*What is being asked*:
Starting at the first line of the data, print each line verbatim up to and including the line bearing "const SIZE = 24;", omitting pictures.

*Supplied material*:

-=-=-

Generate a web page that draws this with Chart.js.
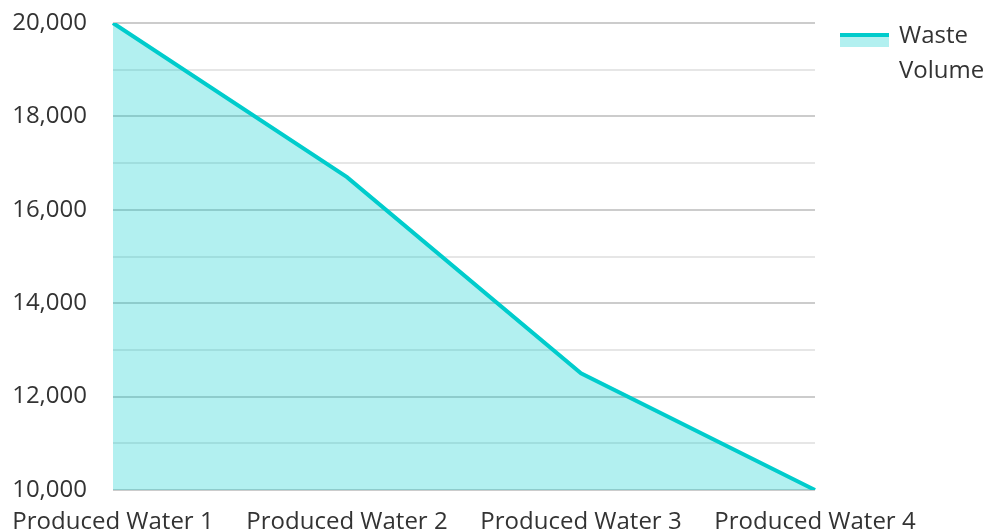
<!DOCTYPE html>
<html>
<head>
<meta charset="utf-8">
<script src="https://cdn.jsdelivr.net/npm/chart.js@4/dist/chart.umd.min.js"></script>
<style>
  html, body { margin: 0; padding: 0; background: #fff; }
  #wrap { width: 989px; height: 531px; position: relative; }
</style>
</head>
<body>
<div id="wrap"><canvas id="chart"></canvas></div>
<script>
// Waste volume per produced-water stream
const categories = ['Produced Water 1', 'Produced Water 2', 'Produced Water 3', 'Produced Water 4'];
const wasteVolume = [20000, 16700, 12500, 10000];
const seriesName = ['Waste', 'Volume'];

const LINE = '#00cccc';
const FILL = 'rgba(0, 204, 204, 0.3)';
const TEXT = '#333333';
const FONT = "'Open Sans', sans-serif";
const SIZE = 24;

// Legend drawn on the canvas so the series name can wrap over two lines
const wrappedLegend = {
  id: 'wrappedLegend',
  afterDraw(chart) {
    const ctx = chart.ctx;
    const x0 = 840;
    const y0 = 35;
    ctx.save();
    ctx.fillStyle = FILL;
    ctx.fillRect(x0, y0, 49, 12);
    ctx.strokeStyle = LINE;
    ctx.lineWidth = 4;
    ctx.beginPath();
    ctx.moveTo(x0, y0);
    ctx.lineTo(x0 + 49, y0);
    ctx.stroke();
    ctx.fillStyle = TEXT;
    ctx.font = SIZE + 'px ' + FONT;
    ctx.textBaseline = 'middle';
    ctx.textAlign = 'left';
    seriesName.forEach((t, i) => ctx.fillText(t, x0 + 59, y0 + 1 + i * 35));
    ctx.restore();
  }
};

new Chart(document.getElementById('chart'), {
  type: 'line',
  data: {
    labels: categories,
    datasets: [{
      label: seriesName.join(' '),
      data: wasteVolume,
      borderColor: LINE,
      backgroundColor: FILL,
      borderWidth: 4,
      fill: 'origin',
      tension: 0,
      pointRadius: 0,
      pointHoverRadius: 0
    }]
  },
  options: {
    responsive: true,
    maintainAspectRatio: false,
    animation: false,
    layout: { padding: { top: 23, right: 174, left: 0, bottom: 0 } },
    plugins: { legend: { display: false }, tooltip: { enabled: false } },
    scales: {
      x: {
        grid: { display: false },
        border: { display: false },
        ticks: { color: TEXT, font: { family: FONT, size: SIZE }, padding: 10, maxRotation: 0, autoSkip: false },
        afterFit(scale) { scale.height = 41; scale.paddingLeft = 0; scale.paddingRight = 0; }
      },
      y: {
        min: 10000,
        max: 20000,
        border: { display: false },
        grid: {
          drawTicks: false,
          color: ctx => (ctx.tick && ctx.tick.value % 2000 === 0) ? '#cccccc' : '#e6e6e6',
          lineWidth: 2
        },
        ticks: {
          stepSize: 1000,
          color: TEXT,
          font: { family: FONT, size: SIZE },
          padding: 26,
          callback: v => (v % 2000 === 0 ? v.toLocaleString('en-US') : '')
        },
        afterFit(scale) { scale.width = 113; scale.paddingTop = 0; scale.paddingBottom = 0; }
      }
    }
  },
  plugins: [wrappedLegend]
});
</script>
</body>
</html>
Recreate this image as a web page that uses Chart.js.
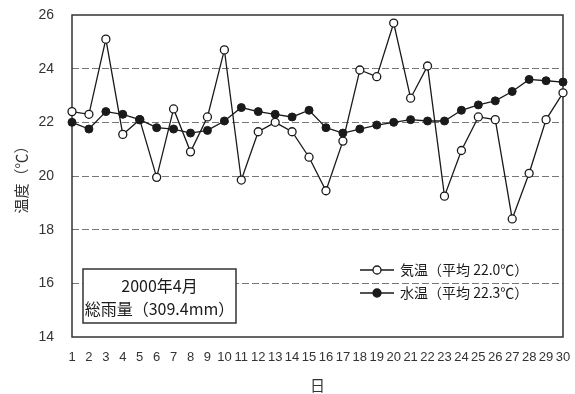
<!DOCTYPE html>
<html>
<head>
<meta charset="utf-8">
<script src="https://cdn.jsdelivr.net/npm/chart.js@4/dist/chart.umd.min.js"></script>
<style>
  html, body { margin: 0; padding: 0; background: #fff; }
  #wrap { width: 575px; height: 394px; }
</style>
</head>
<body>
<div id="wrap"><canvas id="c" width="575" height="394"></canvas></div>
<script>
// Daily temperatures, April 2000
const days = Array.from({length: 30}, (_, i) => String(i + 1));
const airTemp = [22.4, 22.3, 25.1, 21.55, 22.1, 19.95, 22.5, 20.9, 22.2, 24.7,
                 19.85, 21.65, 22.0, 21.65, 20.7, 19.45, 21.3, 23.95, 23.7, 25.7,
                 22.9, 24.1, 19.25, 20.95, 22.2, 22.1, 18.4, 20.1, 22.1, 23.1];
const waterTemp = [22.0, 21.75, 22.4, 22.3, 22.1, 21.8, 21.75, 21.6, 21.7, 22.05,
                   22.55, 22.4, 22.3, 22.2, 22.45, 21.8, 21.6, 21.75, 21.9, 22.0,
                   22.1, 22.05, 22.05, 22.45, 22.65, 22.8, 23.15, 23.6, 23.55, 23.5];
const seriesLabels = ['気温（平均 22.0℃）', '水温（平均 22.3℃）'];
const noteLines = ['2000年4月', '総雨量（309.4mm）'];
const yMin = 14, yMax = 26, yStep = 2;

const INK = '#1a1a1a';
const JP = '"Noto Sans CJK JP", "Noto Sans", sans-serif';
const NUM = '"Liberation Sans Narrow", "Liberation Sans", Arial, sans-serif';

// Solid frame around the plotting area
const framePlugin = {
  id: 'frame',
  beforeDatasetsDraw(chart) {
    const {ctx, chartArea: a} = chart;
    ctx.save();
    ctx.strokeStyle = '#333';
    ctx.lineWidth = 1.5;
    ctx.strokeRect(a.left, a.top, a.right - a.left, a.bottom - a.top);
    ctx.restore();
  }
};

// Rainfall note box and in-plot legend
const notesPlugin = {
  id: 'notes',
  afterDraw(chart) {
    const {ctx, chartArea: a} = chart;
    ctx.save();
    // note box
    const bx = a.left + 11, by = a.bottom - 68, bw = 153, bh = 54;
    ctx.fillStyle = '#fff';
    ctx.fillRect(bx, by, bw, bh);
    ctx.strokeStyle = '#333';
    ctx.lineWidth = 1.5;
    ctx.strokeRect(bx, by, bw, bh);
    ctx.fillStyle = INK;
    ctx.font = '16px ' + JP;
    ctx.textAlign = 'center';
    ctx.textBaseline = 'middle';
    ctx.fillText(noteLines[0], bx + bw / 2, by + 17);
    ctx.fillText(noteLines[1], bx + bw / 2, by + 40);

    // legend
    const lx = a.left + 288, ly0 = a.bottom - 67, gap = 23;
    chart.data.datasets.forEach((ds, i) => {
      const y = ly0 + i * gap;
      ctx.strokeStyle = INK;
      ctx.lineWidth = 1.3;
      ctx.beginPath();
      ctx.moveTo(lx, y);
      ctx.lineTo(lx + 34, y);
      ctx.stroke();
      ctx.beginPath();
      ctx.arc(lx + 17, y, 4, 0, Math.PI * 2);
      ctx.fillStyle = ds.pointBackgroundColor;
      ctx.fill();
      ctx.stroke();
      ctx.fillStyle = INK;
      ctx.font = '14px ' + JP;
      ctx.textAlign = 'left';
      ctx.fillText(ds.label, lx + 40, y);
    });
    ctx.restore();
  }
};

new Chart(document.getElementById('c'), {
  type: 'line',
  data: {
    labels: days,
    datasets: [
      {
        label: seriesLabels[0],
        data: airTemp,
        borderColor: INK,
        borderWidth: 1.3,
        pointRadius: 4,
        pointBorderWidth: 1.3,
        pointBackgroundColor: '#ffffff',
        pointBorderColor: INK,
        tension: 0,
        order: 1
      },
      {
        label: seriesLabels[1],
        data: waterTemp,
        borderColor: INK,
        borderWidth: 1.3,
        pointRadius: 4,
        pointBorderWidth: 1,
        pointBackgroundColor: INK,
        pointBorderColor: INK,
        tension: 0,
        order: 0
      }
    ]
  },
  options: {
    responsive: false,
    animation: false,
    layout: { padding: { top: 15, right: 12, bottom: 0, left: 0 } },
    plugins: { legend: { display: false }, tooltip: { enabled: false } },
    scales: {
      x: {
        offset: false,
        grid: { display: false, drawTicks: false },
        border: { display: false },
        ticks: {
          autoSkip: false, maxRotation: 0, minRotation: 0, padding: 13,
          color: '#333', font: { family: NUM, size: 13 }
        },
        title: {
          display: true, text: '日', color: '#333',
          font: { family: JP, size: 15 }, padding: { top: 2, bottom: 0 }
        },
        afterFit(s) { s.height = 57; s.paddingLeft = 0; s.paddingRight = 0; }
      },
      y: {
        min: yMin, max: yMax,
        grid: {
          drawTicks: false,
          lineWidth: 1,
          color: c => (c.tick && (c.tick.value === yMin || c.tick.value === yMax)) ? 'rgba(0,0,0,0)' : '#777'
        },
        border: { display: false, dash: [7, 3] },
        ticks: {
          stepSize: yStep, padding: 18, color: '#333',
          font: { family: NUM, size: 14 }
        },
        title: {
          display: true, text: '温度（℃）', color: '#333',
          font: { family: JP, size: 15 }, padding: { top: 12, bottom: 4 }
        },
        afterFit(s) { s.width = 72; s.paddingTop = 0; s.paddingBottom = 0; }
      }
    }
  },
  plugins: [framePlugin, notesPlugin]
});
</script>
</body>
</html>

-=-=-

*Complete response*:
Generate a web page that draws this with Chart.js.
<!DOCTYPE html>
<html>
<head>
<meta charset="utf-8">
<script src="https://cdn.jsdelivr.net/npm/chart.js@4/dist/chart.umd.min.js"></script>
<style>
  html, body { margin: 0; padding: 0; background: #fff; }
  #wrap { width: 989px; height: 531px; position: relative; }
</style>
</head>
<body>
<div id="wrap"><canvas id="chart"></canvas></div>
<script>
// Waste volume per produced-water stream
const categories = ['Produced Water 1', 'Produced Water 2', 'Produced Water 3', 'Produced Water 4'];
const wasteVolume = [20000, 16700, 12500, 10000];
const seriesName = ['Waste', 'Volume'];

const LINE = '#00cccc';
const FILL = 'rgba(0, 204, 204, 0.3)';
const TEXT = '#333333';
const FONT = "'Open Sans', sans-serif";
const SIZE = 24;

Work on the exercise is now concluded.